**Your objective**.
Gather all lines in the data that hold the string "this".

Stored items

►

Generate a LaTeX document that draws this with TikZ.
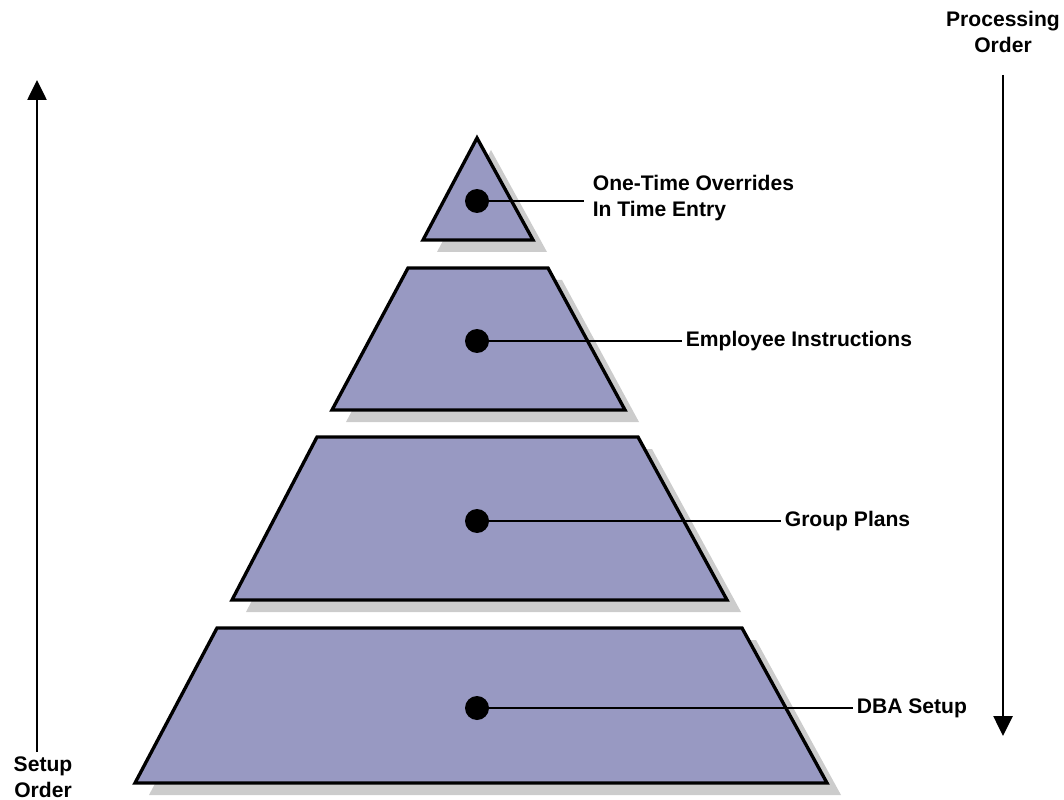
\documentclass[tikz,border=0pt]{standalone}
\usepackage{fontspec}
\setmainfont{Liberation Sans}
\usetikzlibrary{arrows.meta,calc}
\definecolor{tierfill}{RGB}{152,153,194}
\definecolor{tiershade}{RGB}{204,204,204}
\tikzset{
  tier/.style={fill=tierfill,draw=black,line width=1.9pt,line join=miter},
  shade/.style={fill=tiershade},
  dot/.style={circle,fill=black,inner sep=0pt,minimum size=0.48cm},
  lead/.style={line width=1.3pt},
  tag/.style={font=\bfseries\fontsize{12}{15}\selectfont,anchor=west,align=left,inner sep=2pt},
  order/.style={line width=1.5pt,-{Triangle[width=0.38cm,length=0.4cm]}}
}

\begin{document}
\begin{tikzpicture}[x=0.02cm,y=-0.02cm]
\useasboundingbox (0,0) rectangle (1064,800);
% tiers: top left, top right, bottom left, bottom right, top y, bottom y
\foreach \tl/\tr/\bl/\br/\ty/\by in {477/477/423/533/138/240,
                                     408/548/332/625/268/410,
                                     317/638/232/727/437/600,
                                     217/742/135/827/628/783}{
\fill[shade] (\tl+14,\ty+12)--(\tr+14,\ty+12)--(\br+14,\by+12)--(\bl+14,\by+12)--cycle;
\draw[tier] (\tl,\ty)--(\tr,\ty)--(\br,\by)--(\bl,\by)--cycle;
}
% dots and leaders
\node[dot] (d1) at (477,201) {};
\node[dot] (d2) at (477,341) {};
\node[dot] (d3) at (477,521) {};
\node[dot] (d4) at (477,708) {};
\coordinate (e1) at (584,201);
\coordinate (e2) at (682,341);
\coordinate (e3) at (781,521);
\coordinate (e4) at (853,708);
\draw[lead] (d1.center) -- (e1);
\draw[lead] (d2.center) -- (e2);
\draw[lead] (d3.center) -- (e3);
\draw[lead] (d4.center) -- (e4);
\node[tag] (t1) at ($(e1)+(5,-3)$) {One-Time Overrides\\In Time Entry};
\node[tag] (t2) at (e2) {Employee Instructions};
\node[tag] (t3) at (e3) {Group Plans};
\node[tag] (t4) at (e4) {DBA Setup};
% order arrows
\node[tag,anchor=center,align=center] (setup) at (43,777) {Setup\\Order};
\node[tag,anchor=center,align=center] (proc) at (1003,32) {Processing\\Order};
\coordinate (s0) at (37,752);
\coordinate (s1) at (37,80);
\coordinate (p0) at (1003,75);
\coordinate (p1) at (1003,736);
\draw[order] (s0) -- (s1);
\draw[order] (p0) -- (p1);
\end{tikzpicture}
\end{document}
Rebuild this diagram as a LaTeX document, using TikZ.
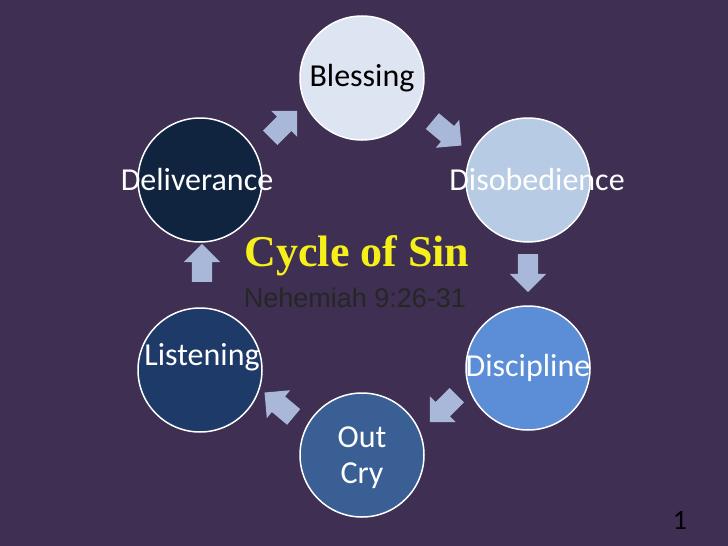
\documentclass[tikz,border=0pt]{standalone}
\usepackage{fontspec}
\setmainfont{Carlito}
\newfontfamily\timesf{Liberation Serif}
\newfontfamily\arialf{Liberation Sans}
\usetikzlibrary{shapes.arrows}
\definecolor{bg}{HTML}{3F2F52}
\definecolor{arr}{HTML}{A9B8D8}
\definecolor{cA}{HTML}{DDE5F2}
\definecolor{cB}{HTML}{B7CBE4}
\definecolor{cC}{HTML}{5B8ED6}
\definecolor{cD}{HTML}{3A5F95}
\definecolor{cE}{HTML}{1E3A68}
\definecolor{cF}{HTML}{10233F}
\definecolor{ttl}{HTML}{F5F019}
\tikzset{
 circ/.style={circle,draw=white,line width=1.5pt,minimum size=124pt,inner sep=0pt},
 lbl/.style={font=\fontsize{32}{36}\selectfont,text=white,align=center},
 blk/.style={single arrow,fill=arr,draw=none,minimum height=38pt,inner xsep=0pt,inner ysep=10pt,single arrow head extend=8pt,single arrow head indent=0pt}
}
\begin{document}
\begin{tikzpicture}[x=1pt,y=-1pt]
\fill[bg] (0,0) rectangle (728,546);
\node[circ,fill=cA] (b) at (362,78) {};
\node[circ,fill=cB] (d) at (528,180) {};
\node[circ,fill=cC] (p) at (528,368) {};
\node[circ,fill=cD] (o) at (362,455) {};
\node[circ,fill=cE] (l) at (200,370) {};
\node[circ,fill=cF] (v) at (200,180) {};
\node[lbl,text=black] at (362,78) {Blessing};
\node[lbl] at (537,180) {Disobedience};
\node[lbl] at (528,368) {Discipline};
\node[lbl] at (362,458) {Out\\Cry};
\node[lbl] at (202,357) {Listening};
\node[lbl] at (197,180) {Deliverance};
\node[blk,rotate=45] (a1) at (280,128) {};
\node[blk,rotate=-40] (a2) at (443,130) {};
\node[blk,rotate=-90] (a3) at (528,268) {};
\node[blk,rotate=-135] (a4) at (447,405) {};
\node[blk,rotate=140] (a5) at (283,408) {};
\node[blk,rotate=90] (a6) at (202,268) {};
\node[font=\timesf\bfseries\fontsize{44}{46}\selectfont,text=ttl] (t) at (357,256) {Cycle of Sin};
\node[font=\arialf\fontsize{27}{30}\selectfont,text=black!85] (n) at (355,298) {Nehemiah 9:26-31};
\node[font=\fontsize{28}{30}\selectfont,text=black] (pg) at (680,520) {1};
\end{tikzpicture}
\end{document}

◄

**Solution below**.
Generate a LaTeX document that draws this with TikZ.
Rebuild this diagram as a LaTeX document, using TikZ.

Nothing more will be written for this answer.